Wakil Koordinator Hubungan Masyarakat Gugus Tugas Percepatan Penanganan Covid-19 Surabaya, M Fikser mengaku, sudah mengikuti utas tersebut. Oleh karena itu, pihaknya menegaskan, selama ini Pemkot Surabaya sudah sering memberikan bantuan APD kepada rumah sakit rujukan dan nonrumah sakit rujuka yang ada di Kota Surabaya.
“Total ada 82.651 baju APD yang diberikan kepada 63 puskesmas, 50 RS rujukan dan nonrujukan serta labkesda. Selain itu, kami juga bantu masker bedah, masker N95, face shield, sepatu booth, sarung tangan, ventilator, dan berbagai peralatan medis lainnya ke rumah sakit-rumah sakit itu,” kata Fikser di Dapur Umum Balai Kota Surabaya, Rabu (27/5).
Menurut Fikser, bantuan APD dan berbagai peralatan medis itu diharapkan dipergunakan untuk tenaga medis saat bertugas. Terkait persoalannya apakah APD itu sudah sampai ke tenaga medis yang bertugas, sambung dia, pemkot tidak bisa intervensi sampai sejauh itu. “Tapi yang pasti, kami memiliki data semua APD yang diterima oleh pemkot, langsung hari itu juga didistribusikan ke rumah sakit-rumah sakit itu. Bahkan, Bu Wali Kota sendiri yang membaginya rata-rata sesuai kebutuhan dan kami ada bukti terimanya,” tegasnya.
Fikser menyinggung tentang utas yang juga mengkritisi penanganan Covid-19 yang dilakukan oleh Gugus Tugas Surabaya. Dalam hal ini, Fikser memastikan, sejak awal penanganan Covid yang dilakukan gugus tugas Surabaya selalu terbuka. “Selain itu, kami juga melakukan penanganan Covid-19 dengan melakukan rapid test massal dan yang reaktif diajukan untuk melakukan tes swab. Ini semua kami buka karena kami tidak ingin seperti gunung es, kami buka tabir ini semuanya,” kata dia.
Oleh karena itu, apabila ada salah satu pihak, termasuk pembuat utas ini, yang masih kurang puas dan barangkali memiliki ide, Fikser berharap untuk datang langsung ke Balai Kota Surabaya untuk berdiskusi dengan Tim Gugus Tugas Surabaya. Apalagi, jika melihat profilnya pembuat utas tersebut adalah tenaga medis, sehingga pemikiran-pemikirannya itu bisa langsung disampaikan kepada gugus tugas, karena persoalan wabah ini bukan hanya tanggungjawab pemerintah kota, tapi seluruh elemen yang harus terlibat.
Sebelumnya, Aditya membuat status berupa utas tentang kebobrokan penanganan Covid-19 di Surabaya.
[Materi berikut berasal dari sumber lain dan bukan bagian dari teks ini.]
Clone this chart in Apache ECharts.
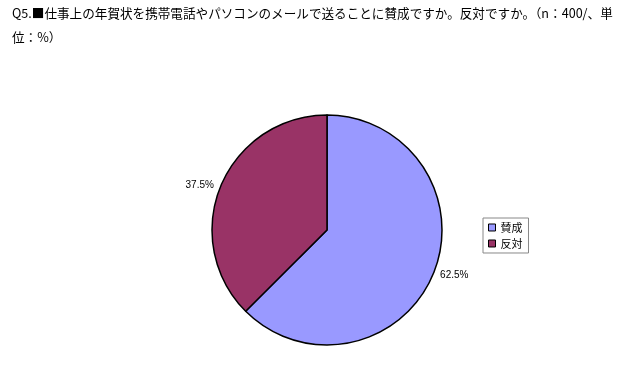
<!DOCTYPE html>
<html>
<head>
<meta charset="utf-8">
<script src="https://cdn.jsdelivr.net/npm/echarts@6/dist/echarts.min.js"></script>
<style>
html, body { margin: 0; padding: 0; background: #fff; }
#main { width: 640px; height: 375px; }
</style>
</head>
<body>
<div id="main"></div>
<script type="text/javascript">
// データ
var categories = ['賛成', '反対'];
var values = [62.5, 37.5];
var colors = ['#9999FF', '#993366'];
var labelPads = [[10, 0, 0, 0], [6, 0, 0, 0]];

var chart = echarts.init(document.getElementById('main'));
chart.setOption({
	backgroundColor: '#fff',
	animation: false,
	title: {
		text: 'Q5.■仕事上の年賀状を携帯電話やパソコンのメールで送ることに賛成ですか。反対ですか。（n：400/、単\n位：%）',
		left: 7,
		top: -4,
		textStyle: {
			fontFamily: 'Noto Sans CJK JP',
			fontSize: 12.6,
			fontWeight: 'normal',
			color: '#000',
			lineHeight: 24
		}
	},
	legend: {
		orient: 'vertical',
		left: 483,
		top: 218,
		padding: [4, 6, 4, 5],
		borderColor: '#888',
		borderWidth: 1,
		itemWidth: 7,
		itemHeight: 7,
		itemGap: 5,
		icon: 'rect',
		itemStyle: { borderColor: '#000', borderWidth: 1 },
		textStyle: { fontFamily: 'Noto Sans CJK JP', fontSize: 11, color: '#000' },
		data: categories
	},
	series: [{
		type: 'pie',
		center: [327, 230],
		radius: 115,
		startAngle: 90,
		clockwise: true,
		itemStyle: { borderColor: '#000', borderWidth: 1.5 },
		label: {
			show: true,
			position: 'outside',
			formatter: '{c}%',
			fontFamily: 'Liberation Sans',
			fontSize: 10,
			color: '#000'
		},
		labelLine: { show: false, length: 2, length2: 0 },
		emphasis: { disabled: true },
		data: categories.map(function (name, i) {
			return {
				name: name,
				value: values[i],
				itemStyle: { color: colors[i] },
				label: { padding: labelPads[i] }
			};
		})
	}]
});
</script>
</body>
</html>
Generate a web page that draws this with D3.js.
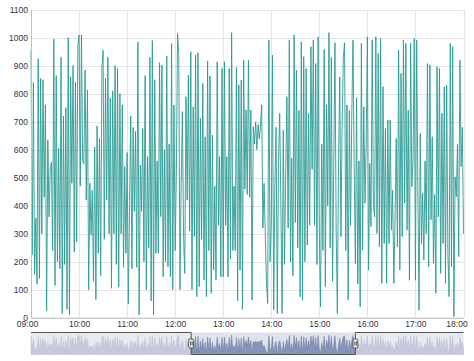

Dia menyebut, pemkot tidak becus dalam menangani pandemi Covid-19. "Jadi tolong. Kondisi di Surabaya udah ancur2an ditambah ketidakbecusan pemkot sebagai pemerintah kota. Capek kita yang di depan jadi frontliner, udah banyak yang tumbang. Ga cuma dokter, perawat, tp non medis juga kena," katanya dalam salah satu statusnya.